- **Exercise requirements**
Reproduce the lines exactly, beginning with the line that has "Rebuild this chart" and ending with the line that has "per metric ton". Images are left out.

- **Material for this task**
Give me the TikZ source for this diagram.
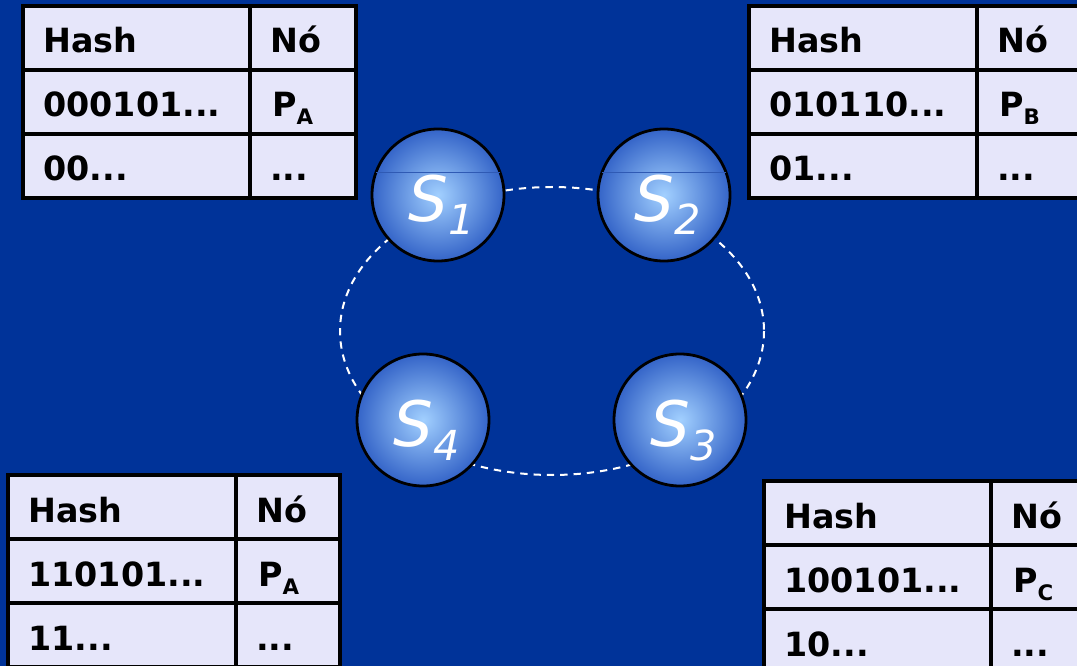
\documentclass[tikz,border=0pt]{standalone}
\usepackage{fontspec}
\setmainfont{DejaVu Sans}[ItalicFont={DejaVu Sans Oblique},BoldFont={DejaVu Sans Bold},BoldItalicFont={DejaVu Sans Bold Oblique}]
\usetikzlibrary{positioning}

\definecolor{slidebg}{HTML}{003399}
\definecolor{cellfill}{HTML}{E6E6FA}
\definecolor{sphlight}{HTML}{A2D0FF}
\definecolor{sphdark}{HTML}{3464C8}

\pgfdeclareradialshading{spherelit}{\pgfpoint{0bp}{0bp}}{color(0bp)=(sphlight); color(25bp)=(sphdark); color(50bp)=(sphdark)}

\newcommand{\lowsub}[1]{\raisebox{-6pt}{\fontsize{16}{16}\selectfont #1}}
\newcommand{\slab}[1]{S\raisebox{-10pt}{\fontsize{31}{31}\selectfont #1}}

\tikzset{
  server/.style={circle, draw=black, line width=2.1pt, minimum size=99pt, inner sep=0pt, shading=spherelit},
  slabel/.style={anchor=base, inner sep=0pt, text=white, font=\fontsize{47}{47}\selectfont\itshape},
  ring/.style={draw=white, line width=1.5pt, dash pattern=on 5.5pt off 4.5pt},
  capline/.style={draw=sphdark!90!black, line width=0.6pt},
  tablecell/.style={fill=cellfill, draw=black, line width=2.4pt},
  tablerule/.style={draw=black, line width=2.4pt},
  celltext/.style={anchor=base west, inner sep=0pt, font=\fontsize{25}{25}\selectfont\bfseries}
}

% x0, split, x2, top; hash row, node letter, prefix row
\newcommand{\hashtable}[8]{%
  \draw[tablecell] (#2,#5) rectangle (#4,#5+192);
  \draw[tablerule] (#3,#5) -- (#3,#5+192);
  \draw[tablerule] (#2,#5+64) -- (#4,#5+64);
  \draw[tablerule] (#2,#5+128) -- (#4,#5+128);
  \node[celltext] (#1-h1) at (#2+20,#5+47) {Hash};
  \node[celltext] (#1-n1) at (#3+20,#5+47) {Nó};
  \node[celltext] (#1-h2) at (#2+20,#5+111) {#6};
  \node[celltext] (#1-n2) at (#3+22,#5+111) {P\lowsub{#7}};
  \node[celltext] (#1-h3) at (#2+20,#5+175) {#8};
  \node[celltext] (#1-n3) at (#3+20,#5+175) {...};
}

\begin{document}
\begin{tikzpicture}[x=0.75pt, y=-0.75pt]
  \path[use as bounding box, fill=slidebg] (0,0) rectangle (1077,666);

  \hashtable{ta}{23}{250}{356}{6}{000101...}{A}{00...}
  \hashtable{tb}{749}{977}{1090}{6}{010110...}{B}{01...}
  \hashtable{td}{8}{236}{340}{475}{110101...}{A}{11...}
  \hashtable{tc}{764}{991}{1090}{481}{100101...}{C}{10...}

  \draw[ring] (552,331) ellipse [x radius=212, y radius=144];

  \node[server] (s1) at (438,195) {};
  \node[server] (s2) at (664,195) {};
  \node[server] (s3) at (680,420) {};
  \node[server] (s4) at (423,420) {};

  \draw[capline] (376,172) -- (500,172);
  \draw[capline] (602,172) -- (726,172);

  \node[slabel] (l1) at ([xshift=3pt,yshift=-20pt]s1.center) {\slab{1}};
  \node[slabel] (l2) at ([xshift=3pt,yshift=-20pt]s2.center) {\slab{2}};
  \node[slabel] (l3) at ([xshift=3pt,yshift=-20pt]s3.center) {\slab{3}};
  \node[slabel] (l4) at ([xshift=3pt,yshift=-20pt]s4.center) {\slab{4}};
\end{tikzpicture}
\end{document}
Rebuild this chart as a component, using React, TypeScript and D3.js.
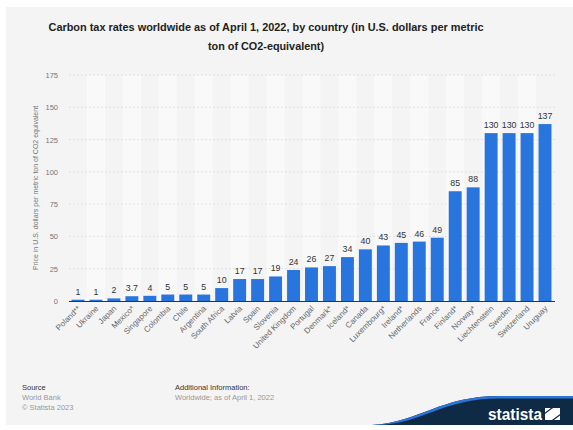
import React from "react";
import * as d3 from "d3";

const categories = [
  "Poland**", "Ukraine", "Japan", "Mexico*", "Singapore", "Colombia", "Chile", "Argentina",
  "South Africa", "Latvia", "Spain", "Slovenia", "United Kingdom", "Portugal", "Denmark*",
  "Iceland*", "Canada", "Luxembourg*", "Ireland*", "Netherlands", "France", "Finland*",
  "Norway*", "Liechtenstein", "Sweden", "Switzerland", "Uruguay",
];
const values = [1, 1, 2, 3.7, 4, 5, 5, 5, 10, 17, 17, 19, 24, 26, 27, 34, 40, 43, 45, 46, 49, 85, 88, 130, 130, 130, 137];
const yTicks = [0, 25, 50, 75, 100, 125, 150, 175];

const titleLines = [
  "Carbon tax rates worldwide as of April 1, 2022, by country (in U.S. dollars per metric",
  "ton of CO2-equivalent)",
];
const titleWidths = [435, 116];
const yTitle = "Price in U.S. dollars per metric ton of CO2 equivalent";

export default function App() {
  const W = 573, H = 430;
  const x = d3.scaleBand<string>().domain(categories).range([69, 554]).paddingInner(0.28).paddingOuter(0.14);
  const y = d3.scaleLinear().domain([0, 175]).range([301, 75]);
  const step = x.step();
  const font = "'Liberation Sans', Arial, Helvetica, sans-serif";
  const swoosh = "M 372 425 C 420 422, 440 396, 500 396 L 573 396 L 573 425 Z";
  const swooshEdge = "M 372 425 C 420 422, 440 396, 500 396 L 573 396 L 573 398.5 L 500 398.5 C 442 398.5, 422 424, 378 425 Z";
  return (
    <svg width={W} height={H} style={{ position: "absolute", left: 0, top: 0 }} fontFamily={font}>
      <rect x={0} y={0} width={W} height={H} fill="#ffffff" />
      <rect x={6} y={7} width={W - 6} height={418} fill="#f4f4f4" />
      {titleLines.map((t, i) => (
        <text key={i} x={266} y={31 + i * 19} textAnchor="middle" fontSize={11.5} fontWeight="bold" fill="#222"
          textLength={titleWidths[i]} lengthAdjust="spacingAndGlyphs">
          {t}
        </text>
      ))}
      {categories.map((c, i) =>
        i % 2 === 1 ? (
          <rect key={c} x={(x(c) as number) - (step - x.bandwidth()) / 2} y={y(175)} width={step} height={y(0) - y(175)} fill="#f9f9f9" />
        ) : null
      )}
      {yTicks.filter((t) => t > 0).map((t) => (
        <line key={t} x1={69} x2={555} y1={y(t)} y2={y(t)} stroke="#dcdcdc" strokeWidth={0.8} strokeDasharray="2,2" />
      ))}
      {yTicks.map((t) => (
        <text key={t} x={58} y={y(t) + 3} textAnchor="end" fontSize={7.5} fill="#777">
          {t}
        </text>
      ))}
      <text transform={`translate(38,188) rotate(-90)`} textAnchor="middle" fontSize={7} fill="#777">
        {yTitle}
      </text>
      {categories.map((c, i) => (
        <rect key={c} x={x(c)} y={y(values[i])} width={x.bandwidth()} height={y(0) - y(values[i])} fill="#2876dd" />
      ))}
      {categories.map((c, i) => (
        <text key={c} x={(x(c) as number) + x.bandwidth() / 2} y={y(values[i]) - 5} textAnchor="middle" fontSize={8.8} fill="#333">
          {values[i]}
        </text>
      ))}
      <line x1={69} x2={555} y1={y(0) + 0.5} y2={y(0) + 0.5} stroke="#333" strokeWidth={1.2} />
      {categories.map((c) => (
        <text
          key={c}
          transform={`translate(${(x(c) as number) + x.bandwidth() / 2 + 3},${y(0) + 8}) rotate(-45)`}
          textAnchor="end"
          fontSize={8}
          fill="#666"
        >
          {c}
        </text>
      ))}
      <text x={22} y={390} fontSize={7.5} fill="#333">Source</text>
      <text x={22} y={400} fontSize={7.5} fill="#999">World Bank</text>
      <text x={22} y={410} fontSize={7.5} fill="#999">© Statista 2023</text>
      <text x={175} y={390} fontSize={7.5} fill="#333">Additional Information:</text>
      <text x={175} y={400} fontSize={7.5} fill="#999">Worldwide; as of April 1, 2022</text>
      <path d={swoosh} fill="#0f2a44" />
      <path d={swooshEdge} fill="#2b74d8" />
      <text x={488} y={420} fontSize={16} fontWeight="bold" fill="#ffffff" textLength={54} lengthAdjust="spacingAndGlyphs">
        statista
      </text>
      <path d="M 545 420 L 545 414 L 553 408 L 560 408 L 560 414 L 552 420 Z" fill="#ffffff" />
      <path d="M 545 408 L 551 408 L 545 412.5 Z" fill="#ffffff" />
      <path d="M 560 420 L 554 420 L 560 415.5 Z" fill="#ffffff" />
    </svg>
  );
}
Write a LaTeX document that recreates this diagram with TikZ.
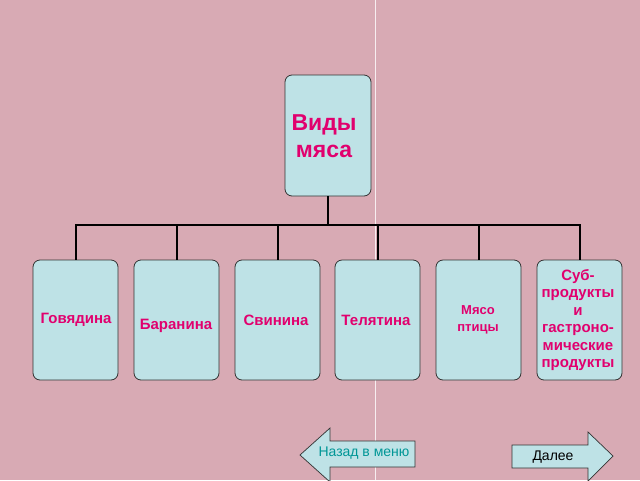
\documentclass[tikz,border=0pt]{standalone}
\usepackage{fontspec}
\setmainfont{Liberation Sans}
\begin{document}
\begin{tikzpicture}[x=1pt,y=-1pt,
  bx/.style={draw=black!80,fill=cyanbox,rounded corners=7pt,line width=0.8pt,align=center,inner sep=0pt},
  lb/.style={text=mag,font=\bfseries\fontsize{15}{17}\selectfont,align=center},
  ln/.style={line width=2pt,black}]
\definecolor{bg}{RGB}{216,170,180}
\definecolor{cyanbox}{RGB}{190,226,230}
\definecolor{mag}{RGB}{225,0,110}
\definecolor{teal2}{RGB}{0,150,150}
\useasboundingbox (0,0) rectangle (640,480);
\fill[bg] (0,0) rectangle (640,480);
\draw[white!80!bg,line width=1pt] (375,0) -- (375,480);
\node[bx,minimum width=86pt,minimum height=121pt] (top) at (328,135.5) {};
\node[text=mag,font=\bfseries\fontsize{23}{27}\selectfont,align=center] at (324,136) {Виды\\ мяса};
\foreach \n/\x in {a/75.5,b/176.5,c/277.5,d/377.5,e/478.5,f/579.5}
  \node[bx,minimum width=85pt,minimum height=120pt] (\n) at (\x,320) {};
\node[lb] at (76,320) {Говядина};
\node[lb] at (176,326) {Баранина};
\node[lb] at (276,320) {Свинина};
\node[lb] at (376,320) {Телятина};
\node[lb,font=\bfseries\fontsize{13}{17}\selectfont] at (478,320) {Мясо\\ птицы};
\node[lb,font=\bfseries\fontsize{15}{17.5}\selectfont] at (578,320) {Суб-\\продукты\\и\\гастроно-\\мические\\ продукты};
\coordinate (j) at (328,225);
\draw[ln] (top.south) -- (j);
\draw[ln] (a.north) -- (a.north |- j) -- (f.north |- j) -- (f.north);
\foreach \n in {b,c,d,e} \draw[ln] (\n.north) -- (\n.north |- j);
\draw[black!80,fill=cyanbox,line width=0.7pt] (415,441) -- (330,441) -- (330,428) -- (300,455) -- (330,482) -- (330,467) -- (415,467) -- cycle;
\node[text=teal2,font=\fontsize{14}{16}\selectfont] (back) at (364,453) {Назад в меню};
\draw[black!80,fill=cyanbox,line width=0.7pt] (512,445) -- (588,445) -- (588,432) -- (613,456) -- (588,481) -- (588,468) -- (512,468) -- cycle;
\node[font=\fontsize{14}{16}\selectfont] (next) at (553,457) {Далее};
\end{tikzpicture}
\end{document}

- **Answer to this task**
Rebuild this chart as a component, using React, TypeScript and D3.js.
import React from "react";
import * as d3 from "d3";

const categories = [
  "Poland**", "Ukraine", "Japan", "Mexico*", "Singapore", "Colombia", "Chile", "Argentina",
  "South Africa", "Latvia", "Spain", "Slovenia", "United Kingdom", "Portugal", "Denmark*",
  "Iceland*", "Canada", "Luxembourg*", "Ireland*", "Netherlands", "France", "Finland*",
  "Norway*", "Liechtenstein", "Sweden", "Switzerland", "Uruguay",
];
const values = [1, 1, 2, 3.7, 4, 5, 5, 5, 10, 17, 17, 19, 24, 26, 27, 34, 40, 43, 45, 46, 49, 85, 88, 130, 130, 130, 137];
const yTicks = [0, 25, 50, 75, 100, 125, 150, 175];

const titleLines = [
  "Carbon tax rates worldwide as of April 1, 2022, by country (in U.S. dollars per metric",
  "ton of CO2-equivalent)",
];
const titleWidths = [435, 116];
const yTitle = "Price in U.S. dollars per metric ton of CO2 equivalent";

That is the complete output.